Back in January 2018, both Verizon and AT&T announced that they would carry the Huawei Mate 10 Pro. This excited many American consumers who wanted to see for themselves the buzz that the company had surrounding its high-end phones. But both carriers surprisingly announced not too long afterwards, that they would not be carrying the phone after all. Did the top two stateside wireless providers get calls from a well placed U.S. lawmaker warning them not to carry the phone? We probably will never know.

We can't say that Huawei and ZTE are totally blameless; both have provided goods and services illegally to countries under U.S. economic sanctions. Huawei has stolen robotic phone testing technology belonging to T-Mobile, and ZTE lied to the U.S. Commerce Department. But U.S. tech giants have had their misadventures too.

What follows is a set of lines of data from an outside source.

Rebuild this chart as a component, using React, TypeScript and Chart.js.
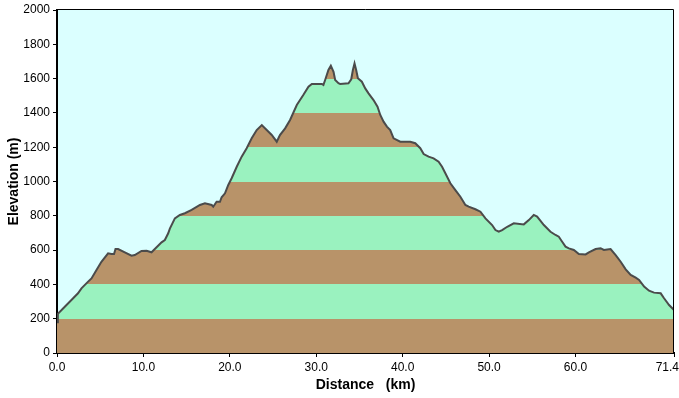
import React, { useEffect, useRef } from "react";
import { Chart, registerables } from "chart.js";

Chart.register(...registerables);

const distKm: number[] = [
  0, 0.1, 0.9, 1.67, 2.43, 2.83, 3.6, 3.99, 4.57, 5.14, 5.91, 6.3, 6.6, 6.77, 7.07, 7.85, 8.62, 9.0, 9.78, 10.36,
  10.94, 11.32, 12.1, 12.48, 12.87, 13.06, 13.64, 14.22, 14.8, 15.58, 16.54, 17.12, 17.9, 18.08, 18.47, 18.86,
  19.05, 19.44, 19.82, 20.21, 20.8, 21.37, 21.95, 22.53, 23.11, 23.7, 24.27, 24.85, 25.43, 25.8, 26.4, 26.97,
  27.75, 28.5, 29.1, 29.49, 30.65, 30.83, 31.03, 31.41, 31.69, 32.0, 32.19, 32.57, 32.77, 33.73, 34.05, 34.24,
  34.43, 34.62, 34.82, 35.28, 35.67, 36.05, 36.63, 37.09, 37.41, 37.79, 38.18, 38.56, 38.95, 39.72, 40.88,
  41.46, 42.04, 42.43, 43.0, 43.58, 44.16, 44.56, 44.94, 45.52, 46.1, 46.68, 47.26, 47.64, 48.42, 49.0, 49.58,
  50.35, 50.74, 51.12, 51.51, 52.1, 52.86, 54.02, 54.6, 55.17, 55.56, 56.34, 57.11, 57.69, 58.07, 58.46, 58.85,
  59.23, 59.81, 60.39, 61.17, 61.55, 62.33, 62.91, 63.29, 63.68, 64.06, 64.65, 65.23, 65.81, 66.39, 66.97,
  67.36, 67.94, 68.51, 69.09, 69.86, 70.25, 70.83, 71.4,
];

const elevM: number[] = [
  180, 228, 270, 309, 348, 377, 416, 435, 484, 532, 581, 577, 577, 606, 606, 587, 567, 571, 595, 596,
  587, 606, 645, 659, 698, 725, 785, 805, 815, 834, 863, 873, 863, 853, 882, 882,
  908, 931, 980, 1019, 1086, 1145, 1194, 1252, 1300, 1329, 1300, 1271, 1232, 1271, 1310, 1359,
  1446, 1504, 1553, 1569, 1569, 1563, 1592, 1650, 1675, 1640, 1592, 1573, 1569, 1573, 1596, 1650,
  1689, 1650, 1602, 1582, 1543, 1514, 1475, 1436, 1388, 1349, 1320, 1300, 1252, 1232, 1232,
  1223, 1194, 1160, 1145, 1135, 1116, 1086, 1048, 990, 950, 911, 863, 853, 838, 824, 785,
  746, 717, 707, 717, 736, 756, 750, 775, 805, 795, 746, 707, 688, 678, 649, 620,
  610, 601, 577, 575, 587, 606, 610, 601, 604, 606, 571, 532, 488, 455, 439,
  426, 387, 363, 352, 348, 319, 280, 251,
];

const xTickValues: number[] = [0, 10, 20, 30, 40, 50, 60, 71.4];
const bandEdges: number[] = [0, 200, 400, 600, 800, 1000, 1200, 1400, 1600, 1800, 2000];

const BROWN = "#b89369";
const GREEN = "#9af2bf";
const PLOT_BG = "#dbffff";
const FONT = "'Liberation Sans', Arial, sans-serif";

const plotFrame = {
  id: "plotFrame",
  beforeDraw(chart: any) {
    const { ctx, chartArea } = chart;
    if (!chartArea) return;
    ctx.save();
    ctx.fillStyle = PLOT_BG;
    ctx.fillRect(chartArea.left, chartArea.top, chartArea.right - chartArea.left, chartArea.bottom - chartArea.top);
    ctx.restore();
  },
  afterDraw(chart: any) {
    const { ctx, chartArea } = chart;
    if (!chartArea) return;
    ctx.save();
    ctx.strokeStyle = "#000";
    ctx.lineWidth = 1;
    ctx.beginPath();
    ctx.moveTo(chartArea.left, Math.floor(chartArea.top) - 0.5);
    ctx.lineTo(Math.floor(chartArea.right) - 0.5, Math.floor(chartArea.top) - 0.5);
    ctx.lineTo(Math.floor(chartArea.right) - 0.5, chartArea.bottom);
    ctx.stroke();
    ctx.restore();
  },
};

function bandFill(context: any) {
  const chart = context.chart;
  const { chartArea, scales } = chart;
  if (!chartArea || !scales.y) return BROWN;
  const y = scales.y;
  const y0 = y.getPixelForValue(bandEdges[0]);
  const y1 = y.getPixelForValue(bandEdges[bandEdges.length - 1]);
  const g = chart.ctx.createLinearGradient(0, y0, 0, y1);
  const span = bandEdges[bandEdges.length - 1] - bandEdges[0];
  for (let i = 0; i < bandEdges.length - 1; i++) {
    const c = i % 2 === 0 ? BROWN : GREEN;
    const a = (bandEdges[i] - bandEdges[0]) / span;
    const b = (bandEdges[i + 1] - bandEdges[0]) / span;
    g.addColorStop(a, c);
    g.addColorStop(b, c);
  }
  return g;
}

export default function App() {
  const canvasRef = useRef<HTMLCanvasElement | null>(null);

  useEffect(() => {
    const canvas = canvasRef.current;
    if (!canvas) return;
    const points = distKm.map((d, i) => ({ x: d, y: elevM[i] }));
    const lastTick = xTickValues[xTickValues.length - 1];
    const chart = new Chart(canvas, {
      type: "line",
      data: {
        datasets: [
          {
            data: points,
            borderColor: "#4b4b4b",
            borderWidth: 2,
            pointRadius: 0,
            tension: 0,
            fill: "origin",
            backgroundColor: bandFill,
          },
        ],
      },
      options: {
        animation: false,
        responsive: false,
        maintainAspectRatio: false,
        devicePixelRatio: 1,
        layout: { padding: { left: 0, right: 5, top: 10, bottom: 0 } },
        plugins: { legend: { display: false }, tooltip: { enabled: false } },
        scales: {
          x: {
            type: "linear",
            min: 0,
            max: lastTick,
            afterBuildTicks: (scale: any) => {
              scale.ticks = xTickValues.map((v) => ({ value: v }));
            },
            afterFit: (scale: any) => {
              scale.height = 45;
              scale.paddingLeft = 0;
              scale.paddingRight = 0;
            },
            ticks: {
              autoSkip: false,
              maxRotation: 0,
              minRotation: 0,
              padding: 3,
              color: "#000",
              font: { family: FONT, size: 12 },
              callback: (v: any) => {
                const s = Number(v).toFixed(1);
                return Number(v) === lastTick ? s + "    " : s;
              },
            },
            grid: { drawOnChartArea: false, drawTicks: true, tickLength: 4, color: "#000", lineWidth: 1 },
            border: { display: true, color: "#000", width: 2 },
            title: {
              display: true,
              text: "Distance   (km)",
              color: "#000",
              font: { family: FONT, size: 14, weight: "bold" },
              padding: { top: 0, bottom: 4 },
            },
          },
          y: {
            type: "linear",
            min: 0,
            max: 2000,
            afterFit: (scale: any) => {
              scale.width = 57;
              scale.paddingTop = 0;
              scale.paddingBottom = 0;
            },
            ticks: {
              stepSize: 200,
              padding: 3,
              color: "#000",
              font: { family: FONT, size: 12 },
              callback: (v: any) => String(v),
            },
            grid: { drawOnChartArea: false, drawTicks: true, tickLength: 4, color: "#000", lineWidth: 1 },
            border: { display: true, color: "#000", width: 2 },
            title: {
              display: true,
              text: "Elevation (m)",
              color: "#000",
              font: { family: FONT, size: 14, weight: "bold" },
              padding: { top: 6, bottom: 0 },
            },
          },
        },
      },
      plugins: [plotFrame],
    });
    return () => chart.destroy();
  }, []);

  return (
    <div style={{ position: "fixed", left: 0, top: 0, width: 679, height: 398, background: "#fff" }}>
      <canvas ref={canvasRef} width={679} height={398} style={{ display: "block", width: 679, height: 398 }} />
    </div>
  );
}
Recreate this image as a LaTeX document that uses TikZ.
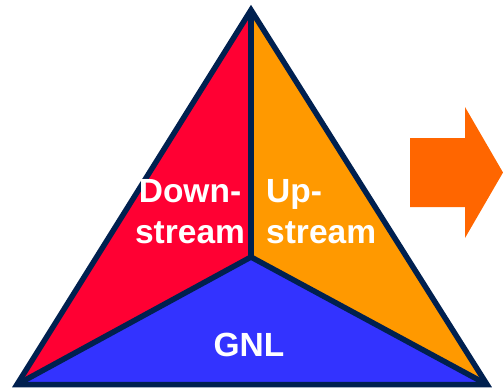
\documentclass[tikz,border=0pt]{standalone}
\usepackage{fontspec}
\setmainfont{Liberation Sans}
\definecolor{navy}{HTML}{00204F}
\definecolor{redf}{HTML}{FF0033}
\definecolor{orgf}{HTML}{FF9900}
\definecolor{bluef}{HTML}{3333FF}
\definecolor{arrowf}{HTML}{FF6600}
\begin{document}
\begin{tikzpicture}[x=1pt,y=-1pt,
  edge/.style={draw=navy,line width=5.5pt,line join=miter},
  lbl/.style={text=white,font=\fontsize{33.5}{33.5}\selectfont\bfseries,inner sep=0pt}]
\useasboundingbox (0,0) rectangle (503,389);
\coordinate (A) at (251,10);
\coordinate (L) at (17,384.5);
\coordinate (R) at (487,384.5);
\coordinate (C) at (251,257);
\fill[redf] (A) -- (C) -- (L) -- cycle;
\fill[orgf] (A) -- (R) -- (C) -- cycle;
\fill[bluef] (L) -- (C) -- (R) -- cycle;
\draw[edge] (A) -- (C);
\draw[edge] (L) -- (C) -- (R);
\draw[edge] (A) -- (L) -- (R) -- cycle;
\node[lbl,anchor=base] (d1) at (190,202) {Down-};
\node[lbl,anchor=base] (d2) at (190,243) {stream};
\node[lbl,anchor=base west] (u1) at (266,202) {Up-};
\node[lbl,anchor=base west] (u2) at (266,243) {stream};
\node[lbl,anchor=base] (g) at (249,356) {GNL};
\fill[arrowf] (410,138) -- (465,138) -- (465,107) -- (503,172.5) -- (465,238) -- (465,207) -- (410,207) -- cycle;
\end{tikzpicture}
\end{document}
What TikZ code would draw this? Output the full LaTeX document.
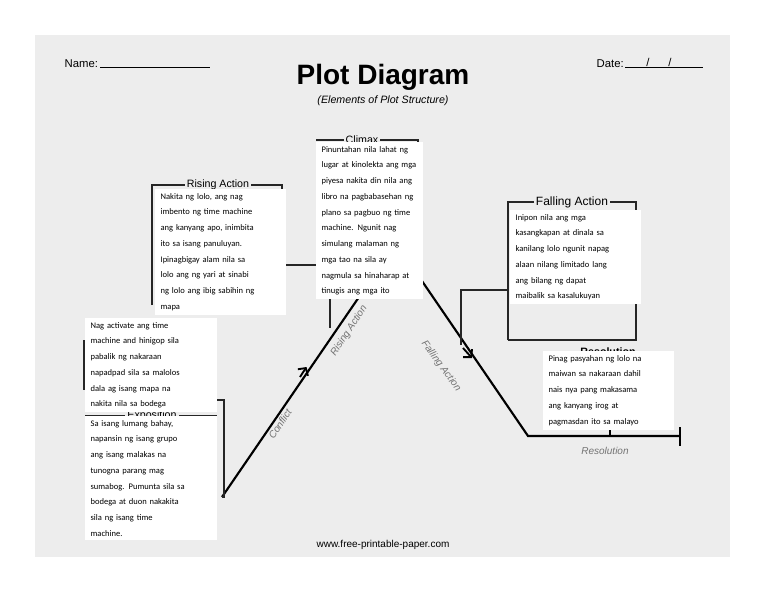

Perhaps it is time to call out lawmakers on both sides of the aisle who have called Huawei and ZTE national security threats and demand that they show us the proof that the Mate 20 Pro or any other Huawei or ZTE device acts as a conduit for Beijing. The U.S. cannot ask Google to do things for the government without full disclosure (especially in light of Trump's strange comment in the aforementioned tweet about the Chinese military), and continue to accuse Huawei and ZTE  of doing things that they might have never done. And that is a position that President Trump should know very well.